Search the listing for "this" and copy every line where it appears.

▶ **Records for the task**:

--- BEGIN ---

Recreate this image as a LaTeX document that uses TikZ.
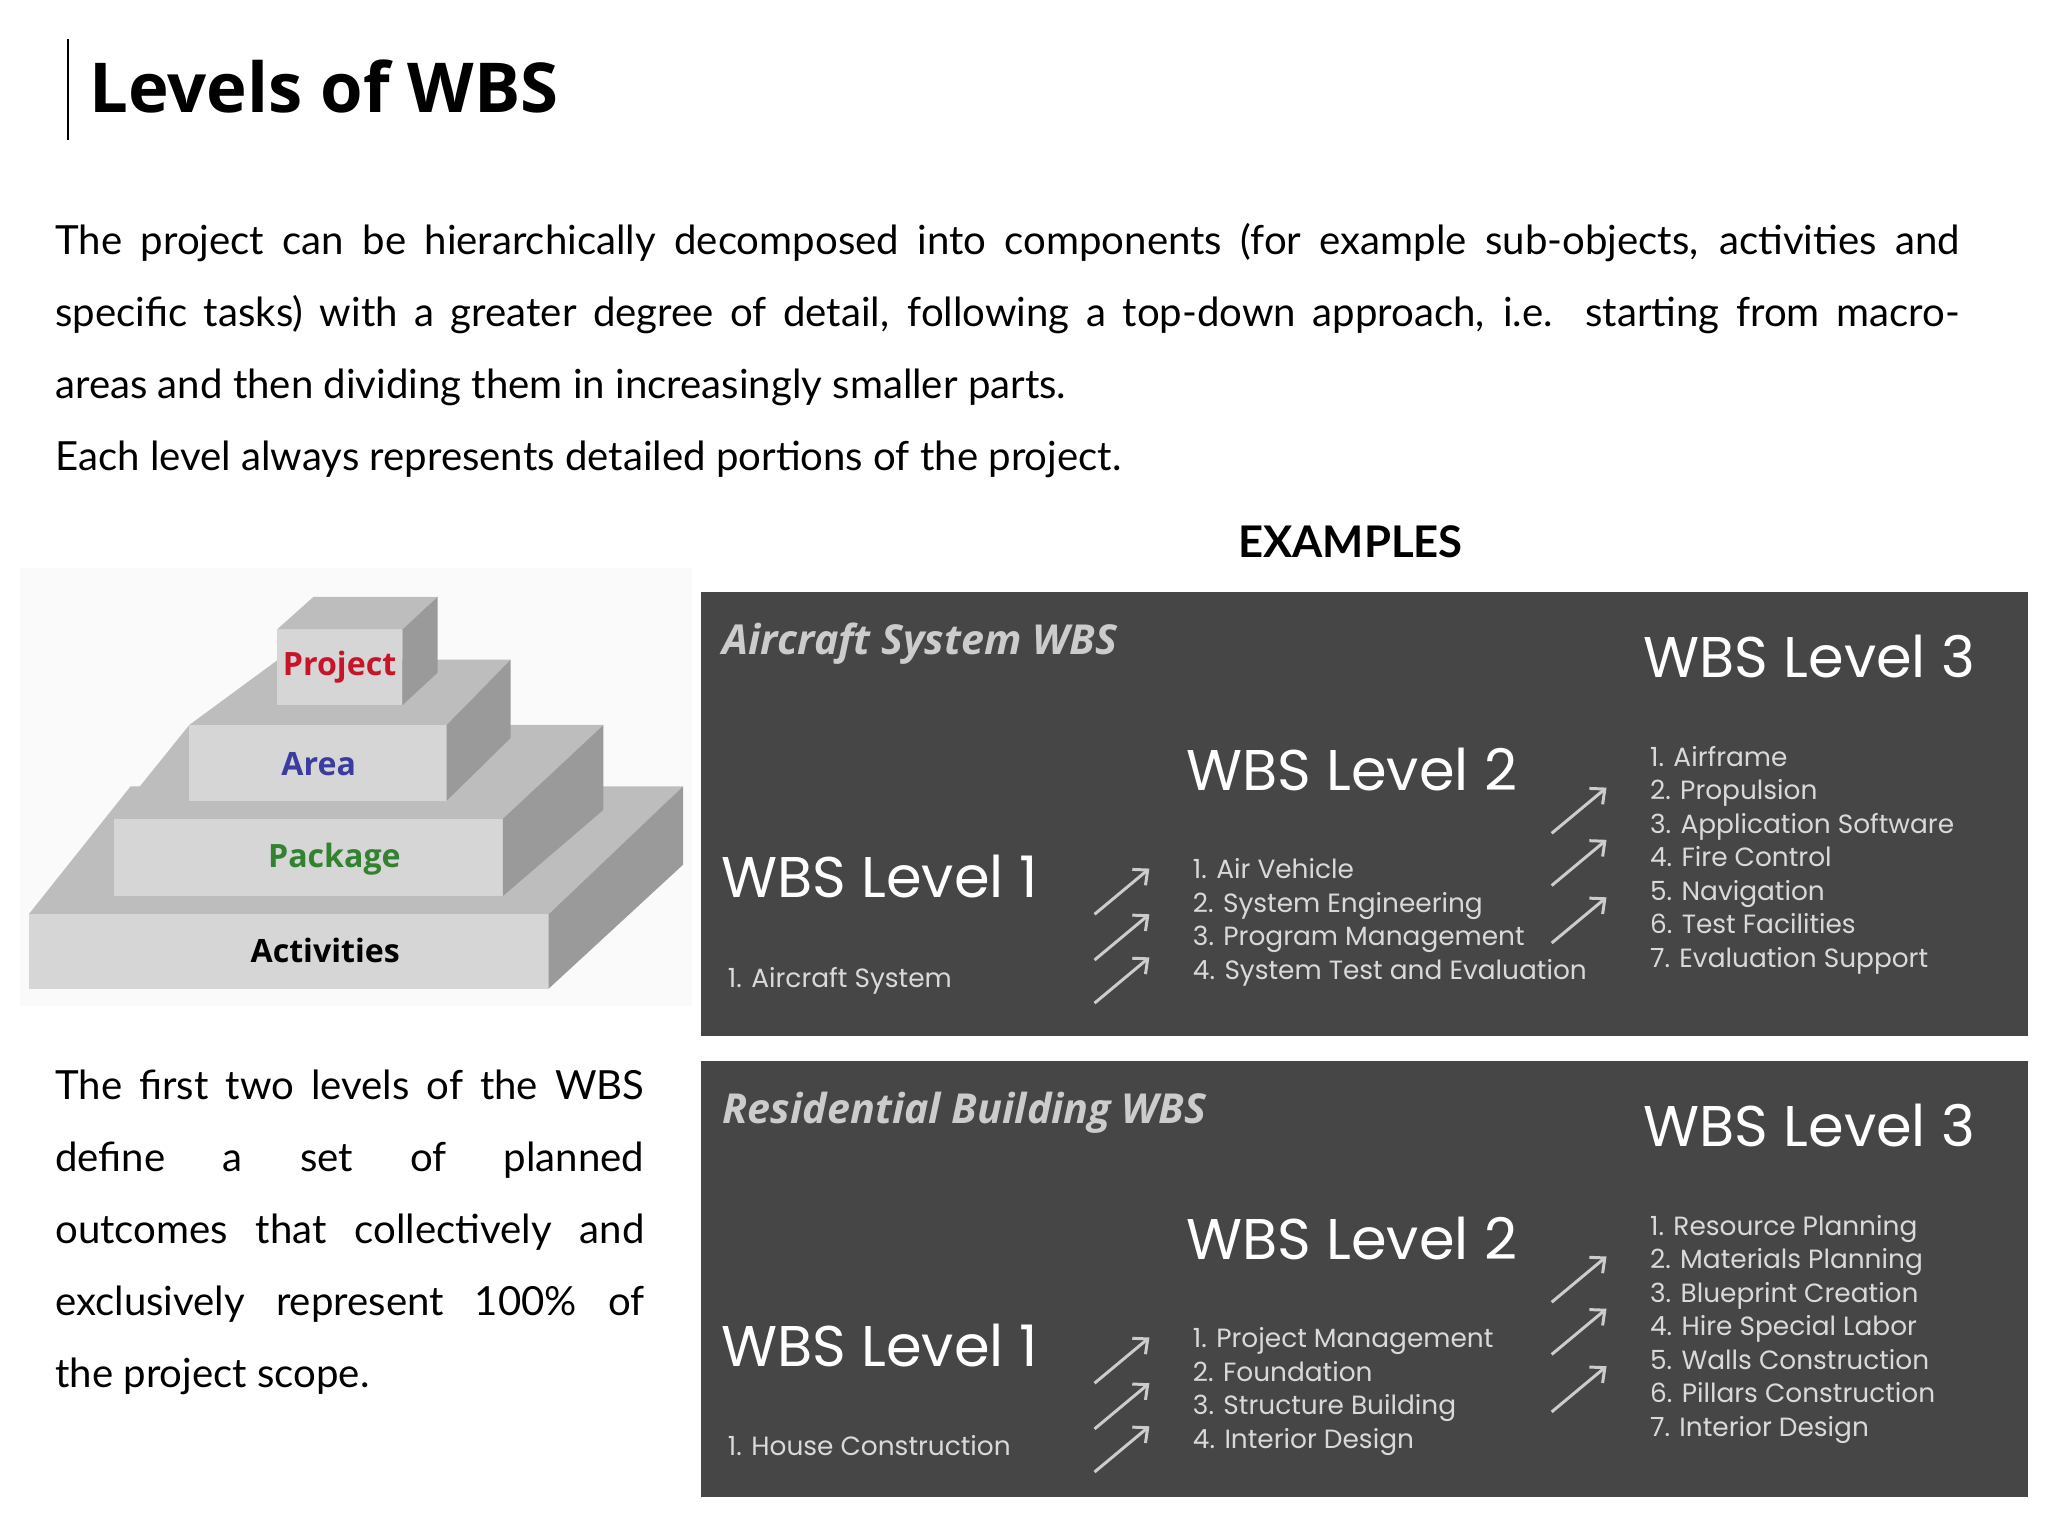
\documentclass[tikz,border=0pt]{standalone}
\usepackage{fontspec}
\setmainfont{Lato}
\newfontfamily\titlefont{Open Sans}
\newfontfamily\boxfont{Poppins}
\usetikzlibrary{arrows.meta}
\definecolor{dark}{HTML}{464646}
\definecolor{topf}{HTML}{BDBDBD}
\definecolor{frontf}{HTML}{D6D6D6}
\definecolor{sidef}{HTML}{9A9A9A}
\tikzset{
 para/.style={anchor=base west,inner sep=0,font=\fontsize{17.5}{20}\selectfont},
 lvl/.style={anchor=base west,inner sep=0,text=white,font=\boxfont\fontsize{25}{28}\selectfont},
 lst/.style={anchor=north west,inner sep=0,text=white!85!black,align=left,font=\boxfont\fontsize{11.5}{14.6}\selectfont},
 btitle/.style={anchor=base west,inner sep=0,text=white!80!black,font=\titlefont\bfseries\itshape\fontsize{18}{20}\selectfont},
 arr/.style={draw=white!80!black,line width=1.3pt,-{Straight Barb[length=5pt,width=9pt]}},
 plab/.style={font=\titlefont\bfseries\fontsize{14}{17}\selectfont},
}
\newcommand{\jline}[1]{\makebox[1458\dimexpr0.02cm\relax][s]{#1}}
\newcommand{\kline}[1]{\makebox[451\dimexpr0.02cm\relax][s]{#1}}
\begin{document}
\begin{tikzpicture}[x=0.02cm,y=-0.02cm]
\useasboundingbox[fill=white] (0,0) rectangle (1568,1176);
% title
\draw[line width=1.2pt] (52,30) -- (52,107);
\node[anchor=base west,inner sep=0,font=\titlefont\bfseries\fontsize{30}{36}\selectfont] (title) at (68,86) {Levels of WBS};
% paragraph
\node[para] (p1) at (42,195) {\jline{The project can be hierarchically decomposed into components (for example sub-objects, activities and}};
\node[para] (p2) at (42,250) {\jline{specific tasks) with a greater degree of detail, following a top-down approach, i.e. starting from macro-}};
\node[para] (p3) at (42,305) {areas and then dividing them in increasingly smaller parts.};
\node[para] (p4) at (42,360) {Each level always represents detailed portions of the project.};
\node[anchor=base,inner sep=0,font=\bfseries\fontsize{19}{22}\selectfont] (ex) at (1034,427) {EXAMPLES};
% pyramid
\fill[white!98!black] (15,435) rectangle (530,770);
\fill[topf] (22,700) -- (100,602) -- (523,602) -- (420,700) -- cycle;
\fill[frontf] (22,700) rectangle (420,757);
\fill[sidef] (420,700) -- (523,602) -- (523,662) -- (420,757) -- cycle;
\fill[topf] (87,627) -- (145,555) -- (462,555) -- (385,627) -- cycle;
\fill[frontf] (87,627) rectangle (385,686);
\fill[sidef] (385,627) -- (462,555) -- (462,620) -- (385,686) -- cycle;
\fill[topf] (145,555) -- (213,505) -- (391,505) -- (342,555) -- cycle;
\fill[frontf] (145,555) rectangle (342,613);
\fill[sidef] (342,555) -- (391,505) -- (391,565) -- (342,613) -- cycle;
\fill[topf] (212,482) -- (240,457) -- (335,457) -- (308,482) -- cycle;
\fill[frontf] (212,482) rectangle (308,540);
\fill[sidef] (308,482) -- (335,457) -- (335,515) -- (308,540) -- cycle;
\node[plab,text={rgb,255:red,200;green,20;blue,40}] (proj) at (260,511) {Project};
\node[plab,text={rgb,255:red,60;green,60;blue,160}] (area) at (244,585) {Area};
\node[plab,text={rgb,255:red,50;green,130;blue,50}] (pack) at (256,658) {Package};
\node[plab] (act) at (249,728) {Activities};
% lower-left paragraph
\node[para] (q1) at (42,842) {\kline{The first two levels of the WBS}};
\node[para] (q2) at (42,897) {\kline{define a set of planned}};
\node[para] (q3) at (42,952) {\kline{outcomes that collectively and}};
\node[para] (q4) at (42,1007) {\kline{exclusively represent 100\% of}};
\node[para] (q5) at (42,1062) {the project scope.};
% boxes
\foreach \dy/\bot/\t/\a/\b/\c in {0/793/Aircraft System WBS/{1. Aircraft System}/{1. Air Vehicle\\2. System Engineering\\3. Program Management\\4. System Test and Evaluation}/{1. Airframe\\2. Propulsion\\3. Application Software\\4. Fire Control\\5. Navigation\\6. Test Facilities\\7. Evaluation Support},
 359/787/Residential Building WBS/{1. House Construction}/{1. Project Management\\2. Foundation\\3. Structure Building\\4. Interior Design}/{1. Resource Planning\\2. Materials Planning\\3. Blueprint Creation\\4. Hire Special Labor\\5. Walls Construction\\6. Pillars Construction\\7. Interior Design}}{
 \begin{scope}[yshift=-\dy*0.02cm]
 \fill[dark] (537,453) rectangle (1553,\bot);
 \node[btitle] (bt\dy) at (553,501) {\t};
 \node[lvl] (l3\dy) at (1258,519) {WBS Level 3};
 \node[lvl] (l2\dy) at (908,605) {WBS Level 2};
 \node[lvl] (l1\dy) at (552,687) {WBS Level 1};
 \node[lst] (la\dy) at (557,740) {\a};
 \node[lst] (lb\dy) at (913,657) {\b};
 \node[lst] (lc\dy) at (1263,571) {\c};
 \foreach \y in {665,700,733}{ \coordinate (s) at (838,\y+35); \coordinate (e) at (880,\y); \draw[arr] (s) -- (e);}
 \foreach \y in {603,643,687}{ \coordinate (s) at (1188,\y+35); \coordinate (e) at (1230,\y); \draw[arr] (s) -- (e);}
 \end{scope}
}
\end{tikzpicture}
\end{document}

--- END ---
--- BEGIN ---

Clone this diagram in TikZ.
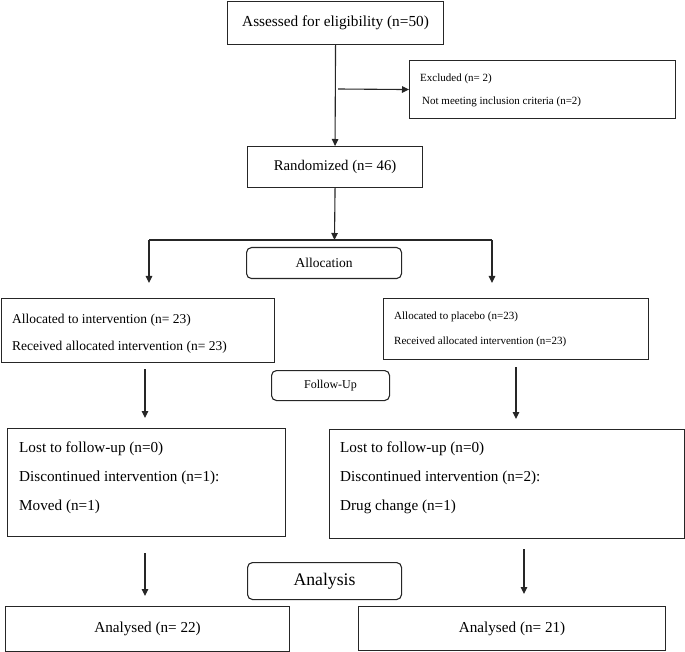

--- END ---

▶ **Result of the task**:
Recreate this image as a LaTeX document that uses TikZ.
Clone this diagram in TikZ.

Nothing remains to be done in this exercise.